By building your own instruments to study and understand the natural world, you are expanding the circle of knowledge production. A scientist who can make their own instruments is not beholden to the cycles of funding and access that constrain formal, institutional inquiry. A researcher who can build and repair their own equipment is not dependent on the whims of academic sentiment to decide what is and is not worthy of study. A community leader who has the tools to create their own data does not have to wait for institutions to take notice of an emerging crisis before taking action.
You don’t need to ask for permission to understand your world.
Nowhere is this inequality of access more pronounced than in the ocean sciences, where all but a few entities have the capital to mount major oceanographic research campaigns. Even localized coastal research can be thwarted by lack of access to vessels, equipment, and instruments. As the need to understand the dramatic changes at the surface and beneath the waves accelerates, baring the participation of ocean stakeholders erodes our power to understand, anticipate, and mitigate those changes.
The ocean belongs to everyone. The tools to study the ocean should be accessible to anyone with the curiosity and motivation to pursue that inquiry. Chief among these tools is the workhorse of oceanography, the CTD, an instrument that measures salinity, temperature, and depth. By these characteristics, scientists can begin to unlock ocean patterns hidden beneath the sea's surface.
CTDs come in a variety of shapes, sizes, and applications. Most oceanographic research vessels have a CTD connected to a rosette platform, which houses other instruments and collects water samples in parallel with real-time data. CTDs are also commonly attached to fixed moorings, autonomous underwater vehicles (AUVs), remote-operated vehicles (ROVs), and even to marine animals.
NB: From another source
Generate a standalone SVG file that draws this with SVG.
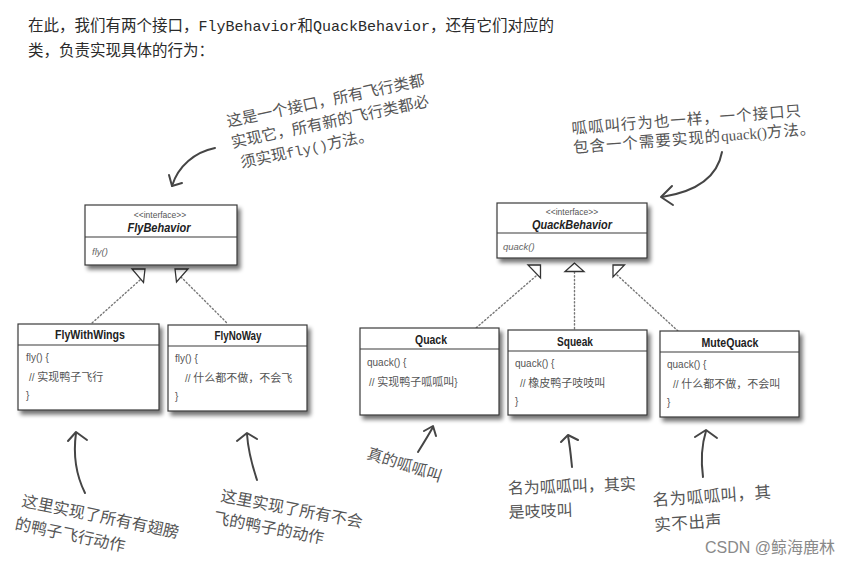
<svg xmlns="http://www.w3.org/2000/svg" width="856" height="565" viewBox="0 0 856 565">
<defs>
<filter id="sh" x="-10%" y="-10%" width="130%" height="140%">
<feGaussianBlur in="SourceAlpha" stdDeviation="2.2"/>
<feOffset dx="3" dy="4"/>
<feComponentTransfer><feFuncA type="linear" slope="0.55"/></feComponentTransfer>
<feMerge><feMergeNode/><feMergeNode in="SourceGraphic"/></feMerge>
</filter>
</defs>
<style>
.box{fill:#fff;stroke:#3a3a3a;stroke-width:1.2}
.div{stroke:#3a3a3a;stroke-width:1.1}
.f{font-family:"Liberation Sans","Noto Sans CJK SC",sans-serif}
.title{font-family:"Liberation Sans",sans-serif;font-weight:bold;font-size:12px;fill:#222;text-anchor:middle}
.ititle{font-family:"Liberation Sans",sans-serif;font-weight:bold;font-style:italic;font-size:12px;fill:#222;text-anchor:middle}
.stereo{font-family:"Liberation Sans",sans-serif;font-size:8.5px;fill:#555;text-anchor:middle}
.meth{font-family:"Liberation Sans",sans-serif;font-style:italic;font-size:9.5px;fill:#666}
.body{font-family:"Liberation Sans","Noto Sans CJK SC",sans-serif;font-size:10px;fill:#555}
.cj{font-family:"Noto Sans CJK SC",sans-serif;font-size:11px}
.dot{fill:none;stroke:#777;stroke-width:1.4;stroke-dasharray:1.3 2.4;stroke-linecap:round}
.tri{fill:#fff;stroke:#333;stroke-width:1.3;stroke-linejoin:miter}
.hand{fill:none;stroke:#454545;stroke-width:2;stroke-linecap:round;stroke-linejoin:round}
.note{font-family:"Noto Sans CJK SC",sans-serif;fill:#555}
.head{font-family:"Noto Sans CJK SC",sans-serif;font-size:15.5px;fill:#2a2a2a}
.mono{font-family:"Liberation Mono",monospace;font-size:15px}
</style>
<rect width="856" height="565" fill="#fff"/>

<g id="intro">
<text class="head" x="28" y="31">在此，我们有两个接口，<tspan class="mono">FlyBehavior</tspan>和<tspan class="mono">QuackBehavior</tspan>，还有它们对应的</text>
<text class="head" x="28" y="56">类，负责实现具体的行为：</text>
</g>

<g id="connectors">
<line class="dot" x1="140" y1="280" x2="92" y2="323"/>
<line class="dot" x1="181" y1="277" x2="228" y2="324"/>
<line class="dot" x1="536" y1="276" x2="476" y2="328"/>
<line class="dot" x1="574.5" y1="272" x2="574.5" y2="330"/>
<line class="dot" x1="617" y1="275" x2="678" y2="331"/>
<polygon class="tri" points="132,269 145,269 143.5,282.5"/>
<polygon class="tri" points="175,269 188,269 176.5,282"/>
<polygon class="tri" points="528,265 540.5,265 540.5,278"/>
<polygon class="tri" points="574.5,263 565,271.5 584,271.5"/>
<polygon class="tri" points="613,265 624.5,265 613,277"/>
</g>

<g id="FlyBehavior">
<rect class="box" x="85" y="205" width="152" height="60" filter="url(#sh)"/>
<line class="div" x1="85" y1="237" x2="237" y2="237"/>
<text class="stereo" x="160" y="218">&lt;&lt;interface&gt;&gt;</text>
<text class="ititle" x="159" y="232" textLength="63" lengthAdjust="spacingAndGlyphs">FlyBehavior</text>
<text class="meth" x="92" y="255">fly()</text>
</g>

<g id="QuackBehavior">
<rect class="box" x="497" y="203" width="150" height="55" filter="url(#sh)"/>
<line class="div" x1="497" y1="233" x2="647" y2="233"/>
<text class="stereo" x="572" y="215">&lt;&lt;interface&gt;&gt;</text>
<text class="ititle" x="572" y="229" textLength="80" lengthAdjust="spacingAndGlyphs">QuackBehavior</text>
<text class="meth" x="503" y="250">quack()</text>
</g>

<g id="FlyWithWings">
<rect class="box" x="18" y="324" width="141" height="86" filter="url(#sh)"/>
<line class="div" x1="18" y1="345" x2="159" y2="345"/>
<text class="title" x="90" y="339" textLength="70" lengthAdjust="spacingAndGlyphs">FlyWithWings</text>
<text class="body" x="26" y="361">fly() {</text>
<text class="body" x="29" y="381">// <tspan class="cj">实现鸭子飞行</tspan></text>
<text class="body" x="26" y="399">}</text>
</g>

<g id="FlyNoWay">
<rect class="box" x="168" y="325" width="139" height="86" filter="url(#sh)"/>
<line class="div" x1="168" y1="346" x2="307" y2="346"/>
<text class="title" x="238" y="340" textLength="47" lengthAdjust="spacingAndGlyphs">FlyNoWay</text>
<text class="body" x="175" y="362">fly() {</text>
<text class="body" x="185" y="382">// <tspan class="cj">什么都不做，不会飞</tspan></text>
<text class="body" x="175" y="400">}</text>
</g>

<g id="Quack">
<rect class="box" x="360" y="328" width="139" height="87" filter="url(#sh)"/>
<line class="div" x1="360" y1="349" x2="499" y2="349"/>
<text class="title" x="431" y="344" textLength="32" lengthAdjust="spacingAndGlyphs">Quack</text>
<text class="body" x="367" y="366">quack() {</text>
<text class="body" x="369" y="386">// <tspan class="cj">实现鸭子呱呱叫</tspan>}</text>
</g>

<g id="Squeak">
<rect class="box" x="508" y="330" width="139" height="85" filter="url(#sh)"/>
<line class="div" x1="508" y1="351" x2="647" y2="351"/>
<text class="title" x="575" y="346" textLength="36" lengthAdjust="spacingAndGlyphs">Squeak</text>
<text class="body" x="515" y="367">quack() {</text>
<text class="body" x="520" y="387">// <tspan class="cj">橡皮鸭子吱吱叫</tspan></text>
<text class="body" x="515" y="405">}</text>
</g>

<g id="MuteQuack">
<rect class="box" x="660" y="331" width="139" height="86" filter="url(#sh)"/>
<line class="div" x1="660" y1="352" x2="799" y2="352"/>
<text class="title" x="730" y="347" textLength="57" lengthAdjust="spacingAndGlyphs">MuteQuack</text>
<text class="body" x="667" y="368">quack() {</text>
<text class="body" x="673" y="388">// <tspan class="cj">什么都不做，不会叫</tspan></text>
<text class="body" x="667" y="406">}</text>
</g>

<g id="note-fly-interface">
<g transform="translate(228,127) rotate(-12)">
<text class="note" font-size="15.5" x="0" y="0">这是一个接口，所有飞行类都</text>
<text class="note" font-size="15.5" x="0" y="21.5">实现它，所有新的飞行类都必</text>
<text class="note" font-size="15.5" x="5" y="43">须实现<tspan font-family="Liberation Mono,monospace" font-size="14">fly()</tspan>方法。</text>
</g>
<path class="hand" d="M215,148 C195,152 178,166 172,186"/>
<path class="hand" d="M169,175 L172,186 L182,183"/>
</g>

<g id="note-quack-interface">
<g transform="translate(572,134) rotate(-4.5)">
<text class="note" font-size="15.5" letter-spacing="1" x="0" y="0">呱呱叫行为也一样，一个接口只</text>
<text class="note" font-size="15.5" letter-spacing="1" x="0" y="19">包含一个需要实现的<tspan font-family="Liberation Serif,serif" font-size="15" letter-spacing="0">quack()</tspan>方法。</text>
</g>
<path class="hand" d="M722,152 C718,174 700,191 662,197"/>
<path class="hand" d="M672,186 L661,197 L673,205"/>
</g>

<g id="note-flywithwings">
<g transform="translate(21,506) rotate(11.6)">
<text class="note" font-size="16" x="0" y="0">这里实现了所有有翅膀</text>
<text class="note" font-size="16" x="-2" y="24">的鸭子飞行动作</text>
</g>
<path class="hand" d="M85,493 C76,475 73,455 76,433"/>
<path class="hand" d="M68,441 L76,432 L87,440"/>
</g>

<g id="note-flynoway">
<g transform="translate(220,501) rotate(10.7)">
<text class="note" font-size="16" x="0" y="0">这里实现了所有不会</text>
<text class="note" font-size="16" x="-3" y="23">飞的鸭子的动作</text>
</g>
<path class="hand" d="M257,480 C252,465 248,450 247,434"/>
<path class="hand" d="M237,441 L247,433 L257,439"/>
</g>

<g id="note-quack">
<g transform="translate(366,458) rotate(18)">
<text class="note" font-size="15.5" x="0" y="0">真的呱呱叫</text>
</g>
<path class="hand" d="M418,452 C423,444 428,436 433,427"/>
<path class="hand" d="M424,431 L433,426 L436,436"/>
</g>

<g id="note-squeak">
<g transform="translate(508,494) rotate(-2)">
<text class="note" font-size="16" x="0" y="0">名为呱呱叫，其实</text>
<text class="note" font-size="16" x="0" y="24">是吱吱叫</text>
</g>
<path class="hand" d="M572,467 C571,457 570,446 568,436"/>
<path class="hand" d="M561,442 L568,435 L578,440"/>
</g>

<g id="note-mutequack">
<g transform="translate(653,506) rotate(-4)">
<text class="note" font-size="16.5" letter-spacing="0.5" x="0" y="0">名为呱呱叫，其</text>
<text class="note" font-size="16.5" letter-spacing="0.5" x="0" y="25">实不出声</text>
</g>
<path class="hand" d="M703,477 C701,462 701,447 706,431"/>
<path class="hand" d="M695,437 L706,430 L717,438"/>
</g>

<text class="f" x="705" y="553" font-size="16" fill="#8a8a8a">CSDN @鲸海鹿林</text>
</svg>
Unfortunately, commercial CTDs are expensive. The most affordable models cost several thousand dollars. For near-shore oceanographic research on the relatively shallow continental shelf, this cost can be prohibitive. This effectively excludes formal researchers from low and middle income countries, and small island states. Even in high-income countries, formal researchers at teaching institutions or at early career stages may also find themselves priced out of ocean research. Informal researchers such as citizen oceanographers, educators, conservation and management practitioners and students of all levels face severe challenges accessing expensive scientific instruments.
The OpenCTD is a low-cost, open-source CTD designed for budget-restricted scientists, educators, and researchers working in nearshore coastal ecosystems. In these waterways, entire research projects can be conducted for less than the cost of a commercial CTD. OpenCTD was developed by a core team of marine ecologists in collaboration with a community of scientists, engineers, makers, and conservation practitioners from around the world. It is assembled from components commonly available at large hardware stores or through major online retailers. An Arduino-based microcontroller controls an array of sensors sealed within a PVC pipe. Power is provided by a standard 3.7V lithium polymer battery and data are stored in a tab-delimited text file accessed via SD card. All OpenCTD software is released open source with no restrictions on use.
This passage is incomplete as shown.